One problem Jamieson will not experience is that which confronted Wilkie 40 years ago. "I had to plead to get away. My coach did not understand: 'Why do you want to go all that way to swim in this two-bit competition?' I went home to Aberdeen to see my parents and then jetted off to Christchurch via Dubai and Sydney. The trip took about 48 hours and I arrived absolutely knackered.

"Then, John Hogg, the coach, stuck me in the 400m individual medley which I'd never swum in my life. It totally buggered me and I lost the 100m breaststroke. I got silver because I just wasn't mentally prepared. Thank goodness, two days later, I'd managed to get over the jetlag and won the 200m and then the 200m individual medley.
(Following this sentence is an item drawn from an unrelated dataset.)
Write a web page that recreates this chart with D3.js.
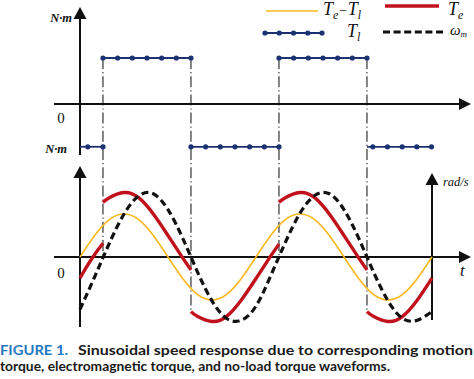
<!DOCTYPE html>
<html><head><meta charset="utf-8">
<script src="https://cdn.jsdelivr.net/npm/d3@7"></script>
<style>body{margin:0;background:#fff}svg{display:block}</style>
</head><body>
<svg id="c" width="474" height="379"></svg>
<script>
// ---- data (angle in electrical degrees) ----
const theta = [0,30,60,90,120,150,180,210,240,270,300,330,360,390,420,450,480,510,540,570,600,630,660,690,720];
const teMinusTl = [0,0.5,0.87,1,0.87,0.5,0,-0.5,-0.87,-1,-0.87,-0.5,0,0.5,0.87,1,0.87,0.5,0,-0.5,-0.87,-1,-0.87,-0.5,0];
const omegaM = [-1.22,-0.46,0.32,1.0,1.42,1.47,1.1,0.44,-0.34,-1.02,-1.43,-1.47,-1.14,-0.44,0.34,1.02,1.43,1.47,1.1,0.44,-0.34,-1.02,-1.43,-1.47,-1.27];
const teSegTheta = [
  [0,15,30,47],
  [47,60,90,120,150,180,210,227],
  [227,240,270,300,330,360,390,407],
  [407,420,450,480,510,540,570,587],
  [587,600,630,660,690,720]
];
const teSegValues = [
  [-0.49,-0.2,0.06,0.32],
  [1.27,1.38,1.5,1.38,1.0,0.5,-0.02,-0.3],
  [-1.27,-1.38,-1.5,-1.38,-1.0,-0.5,0.02,0.3],
  [1.27,1.38,1.5,1.38,1.0,0.5,-0.02,-0.3],
  [-1.27,-1.38,-1.5,-1.38,-1.0,-0.49]
];
const tlTheta = [0,47,227,407,587,720];
const tlLevel = [-0.93,1,-0.93,1,-0.93];
const tlMarkerTheta = [
  [16,47],
  [47,77,107,137,167,197,227],
  [227,257,287,317,347,377,407],
  [407,437,467,497,527,557,587],
  [599,629,659,689,719]
];
const switchTheta = [47,227,407,587];
const switchBottom = [0,-1.27,0,-1.27];

// ---- layout ----
const svg = d3.select("#c");
const x = d3.scaleLinear().domain([0,720]).range([80,432]);
const yTop = d3.scaleLinear().domain([0,1]).range([104,58]);
const yBot = d3.scaleLinear().domain([0,1]).range([257,214]);

const NAVY = "#1b3172", RED = "#c0121c", YEL = "#f6b81a", BLK = "#111";
const serif = "'Liberation Serif','Times New Roman',serif";

// switching dash-dot lines
switchTheta.forEach((t,i)=>{
  svg.append("line").attr("x1",x(t)).attr("x2",x(t))
    .attr("y1",yTop(1)).attr("y2",yBot(switchBottom[i]))
    .attr("stroke","#222").attr("stroke-width",1.1)
    .attr("stroke-dasharray","11,3,1.2,3");
});

// axes helpers
function arrowUp(cx, tip, bottom){
  svg.append("line").attr("x1",cx).attr("x2",cx).attr("y1",bottom).attr("y2",tip+8)
    .attr("stroke","#111").attr("stroke-width",2);
  svg.append("path").attr("d",`M${cx},${tip} L${cx-6.5},${tip+12} L${cx+6.5},${tip+12} Z`).attr("fill","#111");
}
function arrowRight(cy, left, tip){
  svg.append("line").attr("x1",left).attr("x2",tip-8).attr("y1",cy).attr("y2",cy)
    .attr("stroke","#111").attr("stroke-width",2);
  svg.append("path").attr("d",`M${tip},${cy} L${tip-12},${cy-6} L${tip-12},${cy+6} Z`).attr("fill","#111");
}
arrowRight(yTop(0), 54, 471);
arrowUp(x(0), 7, 155);
arrowRight(yBot(0), 54, 471);
arrowUp(x(0), 166, 327);
arrowUp(x(720), 173, 320);

// T_l waveform
const tlLine = d3.line().x(d=>x(d[0])).y(d=>yTop(d[1]));
tlLevel.forEach((lv,i)=>{
  svg.append("path").attr("d",tlLine([[tlTheta[i],lv],[tlTheta[i+1]-(i===4?1:0),lv]]))
    .attr("fill","none").attr("stroke",NAVY).attr("stroke-width",1.8);
  svg.selectAll(null).data(tlMarkerTheta[i]).enter().append("circle")
    .attr("cx",d=>x(d)).attr("cy",yTop(lv)).attr("r",2.6).attr("fill",NAVY);
});

// bottom panel curves
const cLine = d3.line().x(d=>x(d[0])).y(d=>yBot(d[1])).curve(d3.curveNatural);
svg.append("path").attr("d",cLine(theta.map((t,i)=>[t,teMinusTl[i]])))
  .attr("fill","none").attr("stroke",YEL).attr("stroke-width",1.6);
teSegTheta.forEach((ts,i)=>{
  svg.append("path").attr("d",cLine(ts.map((t,j)=>[t,teSegValues[i][j]])))
    .attr("fill","none").attr("stroke",RED).attr("stroke-width",3.4);
});
svg.append("path").attr("d",cLine(theta.map((t,i)=>[t,omegaM[i]])))
  .attr("fill","none").attr("stroke",BLK).attr("stroke-width",3.2)
  .attr("stroke-dasharray","7,4");

// axis labels
function lab(txt,xx,yy,size,anchor,style){
  return svg.append("text").attr("x",xx).attr("y",yy).attr("font-family",serif)
    .attr("font-size",size).attr("font-style",style||"italic").attr("text-anchor",anchor||"start")
    .attr("fill","#111").text(txt);
}
lab("N·m",72,22,12.5,"end").attr("font-weight","bold");
lab("N·m",67,153,12.5,"end").attr("font-weight","bold");
lab("0",61,123,15,"middle","normal");
lab("0",61,278,15,"middle","normal");
lab("rad/s",443,186,12.5,"start");
lab("t",460,276,17,"start");

// legend
svg.append("line").attr("x1",266).attr("x2",318).attr("y1",11).attr("y2",11).attr("stroke",YEL).attr("stroke-width",1.6);
svg.append("line").attr("x1",385).attr("x2",439).attr("y1",6).attr("y2",6).attr("stroke",RED).attr("stroke-width",3.4);
svg.append("line").attr("x1",265).attr("x2",322).attr("y1",33).attr("y2",33).attr("stroke",NAVY).attr("stroke-width",1.8);
[265,279.25,293.5,307.75,322].forEach(cx=>svg.append("circle").attr("cx",cx).attr("cy",33).attr("r",2.6).attr("fill",NAVY));
svg.append("line").attr("x1",383).attr("x2",443).attr("y1",32).attr("y2",32).attr("stroke",BLK).attr("stroke-width",3.2).attr("stroke-dasharray","7,3.6");

function sub(xx,yy,parts){
  const t = svg.append("text").attr("x",xx).attr("y",yy).attr("font-family",serif)
    .attr("font-style","italic").attr("fill","#111");
  parts.forEach(p=>{
    const s = t.append("tspan").attr("font-size",p[1]).text(p[0]);
    if(p[2]) s.attr("dy",p[2]);
  });
  return t;
}
sub(323,15,[["T",18],["e",12,4],["−",14,-4],["T",18],["l",12,4]]);
sub(448,15,[["T",18],["e",12,4]]);
sub(347,37,[["T",18],["l",12,4]]);
sub(450,35,[["ω",15],["m",9,2]]);

// caption
const capFont = "Lato,'Open Sans',sans-serif";
svg.append("text").attr("x",0).attr("y",355).attr("font-family",capFont)
  .attr("font-weight","bold").attr("font-size",13.5).attr("fill","#1f77c0")
  .attr("textLength",68).attr("lengthAdjust","spacingAndGlyphs").text("FIGURE 1.");
svg.append("text").attr("x",78).attr("y",355).attr("font-family",capFont)
  .attr("font-weight","bold").attr("font-size",13.5).attr("fill","#1a1a1a")
  .attr("textLength",395).attr("lengthAdjust","spacingAndGlyphs")
  .text("Sinusoidal speed response due to corresponding motion");
svg.append("text").attr("x",0).attr("y",371).attr("font-family",capFont)
  .attr("font-weight","bold").attr("font-size",13.5).attr("fill","#1a1a1a")
  .attr("textLength",390).attr("lengthAdjust","spacingAndGlyphs")
  .text("torque, electromagnetic torque, and no-load torque waveforms.");
</script>
</body></html>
"Two golds and a silver was okay, but I remember it mostly for the hassle getting there and my coach not being too enamoured about me leaving training to go halfway across the world. To him it was a non-event. The Americans are rather insular."

Wilkie's affection for Sri Lanka and Aberdeen endure. After the catastrophic tsunami, he supported a charity through Colombo Swimming Club, teaching Muslim women to swim. So many died needlessly that it left him distressed.
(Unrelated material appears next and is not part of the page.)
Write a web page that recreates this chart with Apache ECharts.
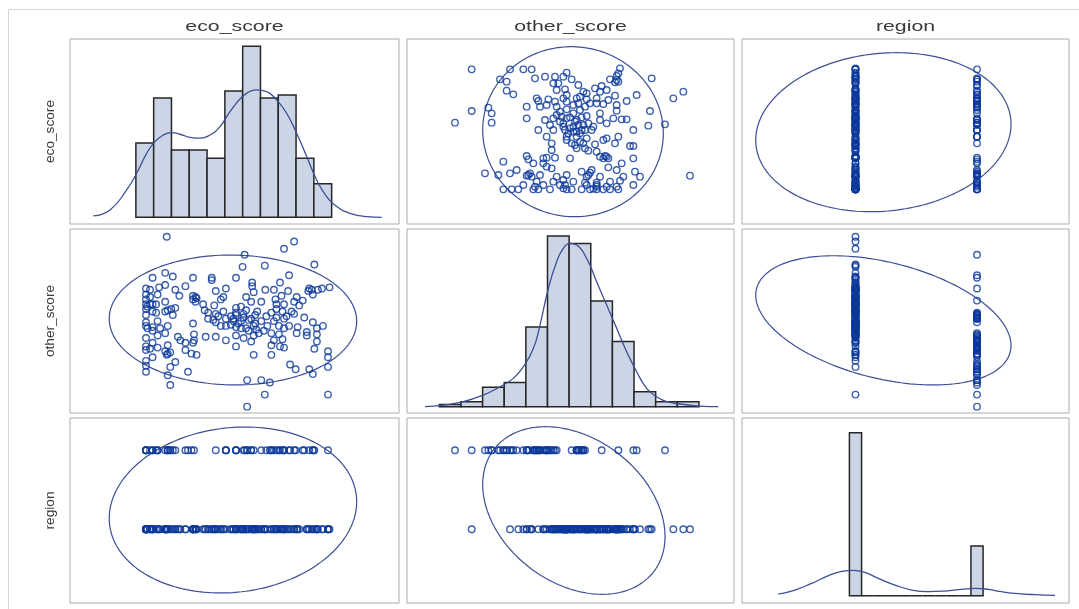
<!DOCTYPE html>
<html><head><meta charset="utf-8">
<script src="https://cdn.jsdelivr.net/npm/echarts@6/dist/echarts.min.js"></script>
<style>html,body{margin:0;padding:0;background:#fff}#main{width:1079px;height:609px}</style>
</head><body><div id="main"></div>
<script>
// ---------------- DATA ----------------
const variables = ['eco_score', 'other_score', 'region'];

const ecoScore = [48.2,48.2,48.2,48.2,48.5,47.2,47.0,46.0,46.0,45.5,46.0,46.2,45.2,44.5,44.0,44.0,45.2,45.2,44.5,44.3,
45.5,43.5,43.2,42.5,42.2,42.0,41.8,42.0,41.5,40.7,41.5,41.5,40.3,40.5,39.5,39.5,39.2,39.5,39.5,39.2,
39.5,39.0,38.7,38.5,38.5,38.0,38.0,37.8,37.5,38.7,37.5,37.0,37.0,36.7,35.7,35.0,36.2,36.0,35.0,35.8,
35.7,35.5,33.5,33.0,33.5,34.0,33.8,33.0,34.2,33.0,32.0,33.5,33.2,33.2,32.2,32.2,31.3,31.7,31.5,32.0,
31.0,31.5,31.0,30.0,30.0,29.5,30.0,30.0,30.0,28.0,28.0,28.0,27.5,27.0,28.0,27.5,26.0,25.5,26.0,25.7,
26.0,25.2,25.2,24.0,24.5,24.5,23.5,23.8,22.2,21.2,21.7,21.7,21.5,22.0,22.2,21.5,21.5,20.5,20.0,20.0,
20.0,18.0,19.0,18.5,18.0,18.8,18.0,17.5,17.0,16.5,17.0,16.5,16.0,16.5,16.0,16.5,17.5,16.5,16.0,16.0,
16.0,16.3,14.5,14.5,15.0,14.5,14.2,14.2,14.5,14.8,13.5,13.0,13.5,13.5,13.5,13.5,13.0,13.0,13.5,12.2,
12.2,12.2,12.2,12.2,12.2,12.5,12.2,12.2,12.2,12.2,12.2,12.2,12.2,34.5,33.5,35.0,33.8,31.0,30.5,31.5,
30.0,29.0,29.0,32.5,32.5,32.0,27.0,26.0,26.5,29.5,30.0,37.0,37.5,37.0,38.0,41.0,40.0,40.5,21.5,22.0,
21.5,16.3,17.0,16.0,17.2,13.0,12.4,13.5,12.2,45.0];

const otherScore = [11.5,23.0,27.0,29.5,56.0,40.0,55.5,36.5,33.5,30.5,39.0,55.0,20.0,22.0,36.0,37.5,41.5,53.0,55.5,54.5,
65.5,43.5,50.5,48.5,39.5,37.0,22.0,52.0,45.0,24.0,50.0,75.0,54.5,61.0,72.0,31.0,34.5,39.0,43.0,46.0,
49.0,52.5,31.5,36.5,40.0,43.5,47.0,51.0,55.0,58.0,34.0,28.0,32.0,16.5,11.5,17.5,40.0,44.0,50.0,55.0,
65.0,38.0,28.0,33.5,36.0,38.5,41.0,43.0,46.0,50.0,52.0,54.0,56.5,58.0,6.5,17.5,64.5,69.5,35.0,39.0,
42.0,45.0,48.0,31.5,39.5,42.0,44.5,47.5,60.0,34.0,40.0,43.0,46.0,51.0,55.5,52.0,35.5,42.5,45.0,48.5,
54.5,59.0,60.0,35.5,43.0,45.5,49.0,46.5,28.0,28.5,34.0,36.5,41.0,50.0,51.5,52.5,60.0,21.0,30.0,33.0,
56.5,25.0,34.0,35.5,47.5,52.5,55.0,60.5,15.5,19.5,23.0,28.5,29.5,32.0,37.0,40.0,44.5,46.5,50.0,57.0,
62.0,77.0,31.0,36.0,39.0,42.0,45.5,49.0,53.0,56.0,27.0,30.5,33.0,38.0,46.0,49.0,52.0,55.0,60.0,21.0,
23.5,25.5,30.0,31.5,35.0,39.0,41.5,44.5,47.0,49.0,51.0,53.0,55.5,37.0,40.0,42.0,44.5,39.0,41.0,43.5,
45.5,40.5,44.0,38.0,42.5,46.5,40.0,41.5,44.0,43.0,36.0,37.0,42.0,45.5,49.0,46.0,44.0,40.0,33.0,52.0,
51.0,28.0,29.0,46.0,47.0,49.0,48.0,39.5,40.0,55.0];

const region = [2,1,1,1,1,1,1,1,1,2,1,1,2,2,1,1,2,1,1,1,
1,2,2,1,1,1,2,1,2,2,1,1,1,2,1,2,2,1,2,1,
1,1,2,2,1,2,1,1,1,1,2,2,2,2,1,2,1,2,1,1,
1,1,2,2,1,1,1,2,1,1,1,1,1,1,2,2,1,2,1,1,
1,2,1,2,1,1,2,1,2,2,1,2,1,1,2,1,2,1,1,1,
1,1,1,1,1,1,1,1,1,2,2,1,1,1,1,1,1,2,2,1,
1,2,1,1,1,1,1,1,2,2,2,2,1,2,2,1,2,1,1,1,
1,1,2,2,1,1,2,1,1,1,2,2,2,1,1,1,1,1,1,2,
2,1,2,1,2,1,1,1,1,1,1,1,1,1,1,1,1,1,1,1,
1,1,1,1,1,1,1,1,1,1,1,1,1,1,1,1,1,1,1,1,
1,1,1,1,1,1,1,1,1,1];

// Histograms (percent of observations per bin)
const ecoBinStart = 10.2, ecoBinWidth = 3.52;
const ecoHistPct = [7.3, 11.7, 6.6, 6.6, 5.8, 12.4, 16.8, 11.7, 12.0, 5.8, 3.3];
const otherBinStart = 1.8, otherBinWidth = 6.49;
const otherHistPct = [0.35, 0.76, 2.93, 3.68, 12.06, 25.83, 24.72, 15.99, 9.89, 2.27, 0.76, 0.76];
const regionBinStart = 0.95, regionBinWidth = 0.1;
const regionHistPct = [76.6, 0, 0, 0, 0, 0, 0, 0, 0, 0, 23.4];

// Kernel density curves [value, percent]
const ecoDensity = [[1.78,0.13],[5.08,0.72],[8.38,2.68],[10.36,4.32],[12.33,6.28],[13.98,7.43],[15.63,8.08],[17.28,8.31],
[18.93,8.15],[20.9,7.85],[22.88,7.76],[24.86,8.08],[26.84,8.9],[28.82,10.37],[31.12,11.78],[33.1,12.43],[34.09,12.5],
[36.07,12.34],[38.05,11.52],[40.02,10.21],[42.0,8.25],[43.98,5.96],[45.96,3.66],[47.93,2.03],[49.91,1.05],[52.55,0.39],
[55.85,0.07],[58.81,0]];
const otherDensity = [[-2.5,0],[3,0.25],[9,0.76],[15,1.77],[20,3.03],[24,4.29],[27,6.05],[30,8.83],[32,12.36],[34.5,17.9],
[37,21.95],[39,23.97],[41,24.72],[43,24.47],[46,22.45],[49,18.92],[52,15.39],[55,11.86],[58,8.32],[61,5.3],[64,2.78],
[67,1.51],[70,0.76],[75,0.35],[80,0.1],[85.5,0]];
const regionDensity = [[0.365,0.78],[0.502,2.66],[0.639,5.79],[0.777,9.4],[0.886,11.43],[0.982,11.9],[1.078,10.96],
[1.188,8.14],[1.325,5.01],[1.462,2.66],[1.6,1.88],[1.737,2.19],[1.874,2.98],[1.984,3.45],[2.093,2.98],[2.203,1.88],
[2.34,0.94],[2.478,0.47],[2.642,0.16]];

// Prediction ellipses: [xVar, yVar, centerX, centerY, halfExtentX, halfExtentY, correlation]
const ellipseParams = [
  [1, 0, 41.9, 29.49, 27.09, 25.5, -0.02],
  [2, 0, 1.2295, 29.34, 1.0505, 23.85, 0.10],
  [0, 1, 29.4, 42.45, 24.47, 26.95, -0.02],
  [2, 1, 1.2295, 42.3, 1.0505, 26.8, -0.39],
  [0, 2, 29.4, 1.2445, 24.47, 1.0505, 0.10],
  [1, 2, 42.16, 1.238, 27.35, 1.061, -0.31]
];

// ---------------- LAYOUT ----------------
const cols = [{left: 70, width: 329}, {left: 407, width: 327}, {left: 742, width: 327}];
const rows = [{top: 39, height: 185}, {top: 229, height: 184}, {top: 418, height: 185}];
const xRange = [[-2.83, 62.24], [-7.9, 90.2], [0.066, 2.757]];
const yRange = [[1.8, 57.3], [3.87, 80.2], [0.067, 2.409]];
const diagYRange = [[-0.66, 17.5], [-0.95, 26.9], [-3.43, 83.5]];

const values = [ecoScore, otherScore, region];
const hists = [
  [ecoBinStart, ecoBinWidth, ecoHistPct],
  [otherBinStart, otherBinWidth, otherHistPct],
  [regionBinStart, regionBinWidth, regionHistPct]
];
const densities = [ecoDensity, otherDensity, regionDensity];

const MARK = '#0b389a';
const CURVE = '#3b4f96';

const grids = [], xAxes = [], yAxes = [], series = [];
for (let r = 0; r < 3; r++) {
  for (let c = 0; c < 3; c++) {
    const gi = r * 3 + c;
    grids.push({left: cols[c].left, top: rows[r].top, width: cols[c].width, height: rows[r].height,
      show: true, borderColor: '#acacac', borderWidth: 1, backgroundColor: '#fff'});
    const yr = (r === c) ? diagYRange[r] : yRange[r];
    xAxes.push({type: 'value', gridIndex: gi, min: xRange[c][0], max: xRange[c][1], show: false});
    yAxes.push({type: 'value', gridIndex: gi, min: yr[0], max: yr[1], show: false});
    if (r === c) {
      const [start, w, pct] = hists[r];
      const bins = pct.map((p, i) => [start + i * w, start + (i + 1) * w, p]);
      series.push({
        type: 'custom', xAxisIndex: gi, yAxisIndex: gi, data: bins, encode: {x: [0, 1], y: 2}, z: 2,
        renderItem: function (params, api) {
          const p0 = api.coord([api.value(0), 0]);
          const p1 = api.coord([api.value(1), api.value(2)]);
          return {type: 'rect', shape: {x: p0[0], y: p1[1], width: p1[0] - p0[0], height: p0[1] - p1[1]},
            style: {fill: '#cbd5e6', stroke: '#262626', lineWidth: 1.5}};
        }
      });
      series.push({type: 'line', xAxisIndex: gi, yAxisIndex: gi, data: densities[r], smooth: true,
        showSymbol: false, symbol: 'none', z: 3, lineStyle: {color: CURVE, width: 1.3}});
    } else {
      const pts = values[c].map((v, i) => [v, values[r][i]]);
      series.push({type: 'scatter', xAxisIndex: gi, yAxisIndex: gi, data: pts, symbol: 'circle', symbolSize: 6.5,
        itemStyle: {color: 'rgba(0,0,0,0)', borderColor: MARK, borderWidth: 1.4}, z: 3});
      const e = ellipseParams.find(p => p[0] === c && p[1] === r);
      const phi = Math.acos(e[6]);
      const ell = [];
      for (let k = 0; k <= 180; k++) {
        const t = 2 * Math.PI * k / 180;
        ell.push([e[2] + e[4] * Math.cos(t), e[3] + e[5] * Math.cos(t + phi)]);
      }
      series.push({type: 'line', xAxisIndex: gi, yAxisIndex: gi, data: ell, showSymbol: false, symbol: 'none',
        z: 2, lineStyle: {color: CURVE, width: 1.2}});
    }
  }
}

const graphic = [{type: 'rect', silent: true, shape: {x: 8.5, y: 9.5, width: 1200, height: 700},
  style: {fill: 'none', stroke: '#d6d6d6', lineWidth: 1}}];
const colCenters = cols.map(c => c.left + c.width / 2);
const rowCenters = rows.map(r => r.top + r.height / 2);
variables.forEach((name, i) => {
  graphic.push({type: 'text', x: colCenters[i], y: 27, scaleX: 1.42, silent: true,
    style: {text: name, fill: '#3a3a3a', font: '15px "Liberation Sans", Arial, sans-serif',
      textAlign: 'center', textVerticalAlign: 'middle', align: 'center', verticalAlign: 'middle'}});
  graphic.push({type: 'text', x: 50, y: rowCenters[i], rotation: Math.PI / 2, scaleX: 1.05, silent: true,
    style: {text: name, fill: '#3a3a3a', font: '13px "Liberation Sans", Arial, sans-serif',
      textAlign: 'center', textVerticalAlign: 'middle', align: 'center', verticalAlign: 'middle'}});
});

const chart = echarts.init(document.getElementById('main'), null, {renderer: 'canvas'});
chart.setOption({animation: false, backgroundColor: '#fff', grid: grids, xAxis: xAxes, yAxis: yAxes,
  series: series, graphic: graphic});
</script></body></html>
"But everything in Sri Lanka, once the politicians have had their, sort of, er, input . . . well, sadly that charity has not really progressed as one would have thought it would.

"It taught a few people to swim, but sadly it isn't really operational. There are charities I am involved with, but that particular one is no longer on the go."

His parents, now gone, retired to Aberdeen. "My sister is still there and my niece teaches there. I still support Aberdeen and have fond memories. Aberdeen is always going to have a place in my heart."